Option #1:  Sit there and take it.  Most people wouldn’t let a mosquito buzz in their ear for an extended length of time.  Yet, in work situations, minor irritations can fester into major bugbites.  Say your company initiates a new policy that creates more work for you for no obvious reason.  You can choose to go along with it… buzz… buzz…

Option #2: Stand up.  You like your boss but you dislike the policy.  Consider that most changes in the workplace are not random.  A policy change requires the time, energy and resources of at least a few leaders.  Invoke the curiosity card; talk to your boss to gain a good understanding of what’s behind the change. 

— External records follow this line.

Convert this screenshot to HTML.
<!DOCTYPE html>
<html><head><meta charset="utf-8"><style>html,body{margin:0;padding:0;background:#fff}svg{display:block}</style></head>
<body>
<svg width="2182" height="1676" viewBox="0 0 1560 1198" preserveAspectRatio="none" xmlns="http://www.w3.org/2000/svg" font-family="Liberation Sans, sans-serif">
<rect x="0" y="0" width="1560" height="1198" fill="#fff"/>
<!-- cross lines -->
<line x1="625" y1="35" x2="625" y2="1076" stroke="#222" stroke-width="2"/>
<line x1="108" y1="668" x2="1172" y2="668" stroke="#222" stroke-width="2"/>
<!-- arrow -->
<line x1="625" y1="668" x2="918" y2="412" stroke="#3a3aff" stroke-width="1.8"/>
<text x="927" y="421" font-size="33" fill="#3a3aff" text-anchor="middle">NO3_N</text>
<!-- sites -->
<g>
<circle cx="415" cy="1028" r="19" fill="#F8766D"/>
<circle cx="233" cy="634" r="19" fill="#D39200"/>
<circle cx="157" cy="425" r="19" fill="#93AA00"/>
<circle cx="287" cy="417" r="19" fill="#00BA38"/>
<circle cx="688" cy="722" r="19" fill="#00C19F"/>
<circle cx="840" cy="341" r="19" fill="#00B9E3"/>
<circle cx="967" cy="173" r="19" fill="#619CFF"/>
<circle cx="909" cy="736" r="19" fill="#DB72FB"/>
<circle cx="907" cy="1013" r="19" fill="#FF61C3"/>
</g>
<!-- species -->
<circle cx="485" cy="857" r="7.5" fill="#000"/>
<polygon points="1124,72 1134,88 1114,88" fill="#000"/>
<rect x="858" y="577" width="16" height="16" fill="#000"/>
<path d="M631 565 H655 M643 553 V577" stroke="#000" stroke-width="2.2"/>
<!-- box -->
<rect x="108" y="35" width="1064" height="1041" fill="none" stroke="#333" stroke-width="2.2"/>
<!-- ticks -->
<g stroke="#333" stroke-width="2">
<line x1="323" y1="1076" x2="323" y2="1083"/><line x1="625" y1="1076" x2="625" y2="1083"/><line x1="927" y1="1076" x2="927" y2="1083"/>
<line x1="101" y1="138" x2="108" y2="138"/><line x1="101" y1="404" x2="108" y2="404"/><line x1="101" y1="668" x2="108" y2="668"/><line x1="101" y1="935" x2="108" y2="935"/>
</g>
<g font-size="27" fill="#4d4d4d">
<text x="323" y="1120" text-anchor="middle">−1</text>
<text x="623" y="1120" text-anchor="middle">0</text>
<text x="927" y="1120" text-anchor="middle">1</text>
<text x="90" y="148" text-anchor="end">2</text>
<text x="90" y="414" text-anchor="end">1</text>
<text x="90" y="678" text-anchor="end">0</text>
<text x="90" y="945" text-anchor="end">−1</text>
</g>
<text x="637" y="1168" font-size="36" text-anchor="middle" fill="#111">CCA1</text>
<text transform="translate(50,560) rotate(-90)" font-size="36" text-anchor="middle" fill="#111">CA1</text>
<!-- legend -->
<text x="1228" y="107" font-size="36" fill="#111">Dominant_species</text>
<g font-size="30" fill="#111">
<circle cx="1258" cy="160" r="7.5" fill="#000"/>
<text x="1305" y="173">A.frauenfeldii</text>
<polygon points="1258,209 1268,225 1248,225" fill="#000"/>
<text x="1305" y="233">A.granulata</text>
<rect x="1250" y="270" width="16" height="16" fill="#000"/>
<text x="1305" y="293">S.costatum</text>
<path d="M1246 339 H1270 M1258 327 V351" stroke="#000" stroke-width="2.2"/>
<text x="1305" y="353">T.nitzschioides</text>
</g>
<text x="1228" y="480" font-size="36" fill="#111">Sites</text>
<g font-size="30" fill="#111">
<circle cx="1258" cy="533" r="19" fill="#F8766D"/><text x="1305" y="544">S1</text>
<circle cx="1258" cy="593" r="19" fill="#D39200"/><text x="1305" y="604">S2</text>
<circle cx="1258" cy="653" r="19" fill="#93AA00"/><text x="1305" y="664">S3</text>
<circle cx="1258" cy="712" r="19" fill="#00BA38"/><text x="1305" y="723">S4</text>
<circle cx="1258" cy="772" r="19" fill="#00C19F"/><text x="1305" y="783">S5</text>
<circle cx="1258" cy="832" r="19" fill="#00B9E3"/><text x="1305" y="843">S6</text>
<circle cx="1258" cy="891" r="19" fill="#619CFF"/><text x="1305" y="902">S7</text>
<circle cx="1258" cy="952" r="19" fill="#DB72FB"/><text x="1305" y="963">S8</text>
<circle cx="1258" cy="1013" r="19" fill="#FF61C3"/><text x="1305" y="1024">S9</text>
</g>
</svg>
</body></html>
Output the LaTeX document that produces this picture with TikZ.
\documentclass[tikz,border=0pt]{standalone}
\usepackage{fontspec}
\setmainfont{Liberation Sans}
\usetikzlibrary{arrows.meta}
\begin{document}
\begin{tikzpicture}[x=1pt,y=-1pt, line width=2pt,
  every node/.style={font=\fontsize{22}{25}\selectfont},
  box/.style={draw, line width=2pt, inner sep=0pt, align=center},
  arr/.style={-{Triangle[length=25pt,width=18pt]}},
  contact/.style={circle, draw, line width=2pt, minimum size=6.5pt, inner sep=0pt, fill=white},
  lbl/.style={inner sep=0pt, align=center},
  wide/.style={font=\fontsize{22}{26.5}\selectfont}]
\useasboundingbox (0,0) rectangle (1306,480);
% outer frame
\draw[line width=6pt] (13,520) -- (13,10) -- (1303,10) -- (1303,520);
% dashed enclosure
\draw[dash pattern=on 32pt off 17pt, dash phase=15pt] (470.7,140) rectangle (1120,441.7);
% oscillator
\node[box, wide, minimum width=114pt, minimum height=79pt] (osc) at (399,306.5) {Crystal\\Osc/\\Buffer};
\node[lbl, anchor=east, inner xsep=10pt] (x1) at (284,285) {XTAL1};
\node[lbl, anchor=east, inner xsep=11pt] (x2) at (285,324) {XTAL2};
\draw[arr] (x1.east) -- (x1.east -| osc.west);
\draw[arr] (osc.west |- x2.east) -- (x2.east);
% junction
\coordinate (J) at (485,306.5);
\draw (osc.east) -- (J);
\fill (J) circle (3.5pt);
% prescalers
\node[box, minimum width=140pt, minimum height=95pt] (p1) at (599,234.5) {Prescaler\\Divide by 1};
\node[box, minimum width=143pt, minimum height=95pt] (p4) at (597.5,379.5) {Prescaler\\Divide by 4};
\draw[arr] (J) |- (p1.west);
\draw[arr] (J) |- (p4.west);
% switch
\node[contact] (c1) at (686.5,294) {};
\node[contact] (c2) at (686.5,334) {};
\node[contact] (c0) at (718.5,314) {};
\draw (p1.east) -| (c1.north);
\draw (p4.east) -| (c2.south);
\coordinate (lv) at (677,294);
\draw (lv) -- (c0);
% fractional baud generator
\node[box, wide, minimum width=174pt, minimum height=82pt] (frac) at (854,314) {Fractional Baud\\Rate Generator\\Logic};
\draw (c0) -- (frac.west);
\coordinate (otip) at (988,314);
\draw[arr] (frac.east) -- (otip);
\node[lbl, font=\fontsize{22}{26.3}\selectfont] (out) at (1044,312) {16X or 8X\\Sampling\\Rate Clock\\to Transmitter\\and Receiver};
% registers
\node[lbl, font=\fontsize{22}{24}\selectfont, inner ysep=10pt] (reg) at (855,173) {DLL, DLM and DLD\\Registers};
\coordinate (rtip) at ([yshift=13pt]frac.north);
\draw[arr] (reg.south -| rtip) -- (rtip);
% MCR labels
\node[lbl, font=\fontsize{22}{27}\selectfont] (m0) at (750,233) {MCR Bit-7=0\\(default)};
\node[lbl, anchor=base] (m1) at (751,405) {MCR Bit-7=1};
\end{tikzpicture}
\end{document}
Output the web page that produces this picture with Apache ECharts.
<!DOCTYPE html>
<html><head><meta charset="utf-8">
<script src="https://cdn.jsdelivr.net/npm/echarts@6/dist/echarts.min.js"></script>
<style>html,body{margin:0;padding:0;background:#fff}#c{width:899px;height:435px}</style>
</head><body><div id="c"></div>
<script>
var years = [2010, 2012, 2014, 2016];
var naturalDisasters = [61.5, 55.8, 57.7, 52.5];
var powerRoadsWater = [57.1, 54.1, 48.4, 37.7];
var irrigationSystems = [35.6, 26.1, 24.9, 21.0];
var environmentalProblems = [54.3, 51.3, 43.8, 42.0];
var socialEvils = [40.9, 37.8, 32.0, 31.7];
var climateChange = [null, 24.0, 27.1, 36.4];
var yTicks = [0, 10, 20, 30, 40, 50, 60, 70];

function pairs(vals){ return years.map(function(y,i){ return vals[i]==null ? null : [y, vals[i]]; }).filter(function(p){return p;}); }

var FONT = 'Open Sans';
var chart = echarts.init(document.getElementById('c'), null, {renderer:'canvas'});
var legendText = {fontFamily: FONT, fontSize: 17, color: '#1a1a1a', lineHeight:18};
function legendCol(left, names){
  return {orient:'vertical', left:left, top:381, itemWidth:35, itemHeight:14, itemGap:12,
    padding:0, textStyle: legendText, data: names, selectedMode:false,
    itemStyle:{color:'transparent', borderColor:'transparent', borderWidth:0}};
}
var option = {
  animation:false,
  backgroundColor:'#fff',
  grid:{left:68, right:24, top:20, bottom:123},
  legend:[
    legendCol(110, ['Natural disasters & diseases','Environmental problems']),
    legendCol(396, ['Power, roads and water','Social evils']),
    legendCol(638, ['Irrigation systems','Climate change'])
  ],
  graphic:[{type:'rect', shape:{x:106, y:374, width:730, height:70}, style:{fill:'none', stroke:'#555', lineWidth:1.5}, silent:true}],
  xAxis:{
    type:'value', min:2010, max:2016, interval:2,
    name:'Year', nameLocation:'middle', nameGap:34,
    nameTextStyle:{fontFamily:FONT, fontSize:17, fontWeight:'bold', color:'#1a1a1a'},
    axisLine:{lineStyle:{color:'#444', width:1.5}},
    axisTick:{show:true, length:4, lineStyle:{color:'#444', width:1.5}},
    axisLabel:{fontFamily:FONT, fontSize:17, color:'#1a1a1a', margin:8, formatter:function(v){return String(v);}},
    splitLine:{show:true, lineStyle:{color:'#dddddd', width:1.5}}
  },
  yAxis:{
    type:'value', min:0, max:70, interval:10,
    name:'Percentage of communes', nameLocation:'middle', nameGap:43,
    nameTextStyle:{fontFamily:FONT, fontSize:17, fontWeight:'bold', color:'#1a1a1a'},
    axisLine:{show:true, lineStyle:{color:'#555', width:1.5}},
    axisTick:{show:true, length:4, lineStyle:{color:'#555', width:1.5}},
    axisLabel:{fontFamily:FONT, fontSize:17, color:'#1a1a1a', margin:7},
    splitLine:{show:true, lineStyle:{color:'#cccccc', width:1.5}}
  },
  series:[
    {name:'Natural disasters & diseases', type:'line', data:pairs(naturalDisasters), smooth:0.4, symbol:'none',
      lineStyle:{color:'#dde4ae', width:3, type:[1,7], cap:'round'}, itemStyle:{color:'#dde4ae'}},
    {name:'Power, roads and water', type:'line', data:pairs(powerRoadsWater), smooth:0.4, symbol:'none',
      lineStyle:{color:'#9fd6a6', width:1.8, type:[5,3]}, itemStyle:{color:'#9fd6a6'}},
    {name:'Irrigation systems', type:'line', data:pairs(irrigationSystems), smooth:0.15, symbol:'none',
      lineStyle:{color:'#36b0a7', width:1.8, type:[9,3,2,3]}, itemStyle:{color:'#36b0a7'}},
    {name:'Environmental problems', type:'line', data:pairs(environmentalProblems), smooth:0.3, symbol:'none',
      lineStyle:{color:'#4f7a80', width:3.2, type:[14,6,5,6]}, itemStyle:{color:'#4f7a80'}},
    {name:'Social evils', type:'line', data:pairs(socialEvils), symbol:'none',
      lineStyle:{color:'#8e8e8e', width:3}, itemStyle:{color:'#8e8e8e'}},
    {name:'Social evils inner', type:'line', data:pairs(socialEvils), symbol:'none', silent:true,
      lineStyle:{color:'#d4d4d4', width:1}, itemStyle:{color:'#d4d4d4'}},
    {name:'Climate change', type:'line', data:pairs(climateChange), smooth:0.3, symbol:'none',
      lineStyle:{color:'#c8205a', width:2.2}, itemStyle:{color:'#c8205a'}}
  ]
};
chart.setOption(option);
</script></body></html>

Does the new policy save the company money, generate more business or solve a corporate problem?  Before those planes hit those towers, removing your shoes in an airport would have been considered seriously strange behavior.  Knowing why a change occurred can make it much easier to go along with it.

Option #3: Capitalize on the change.  When Manager Bonnie allowed her best people to post for promotions to other departments, she was left with the challenge of hiring and rebuilding an entire department.  She kept an upbeat attitude and everyone noticed.  The executive team appreciated her training and mentorship abilities; her peers appreciated that great employees were available for their positions; and her staff knows she is their advocate.  She gains loyalty, support and resources in return for her enthusiasm during a time of much change.

When change happens, and it always does, ask yourself:  Will I cope?  Or will I capitalize?  It’s not easy to see the opportunity in every transition, but when you seek it out, it’s there.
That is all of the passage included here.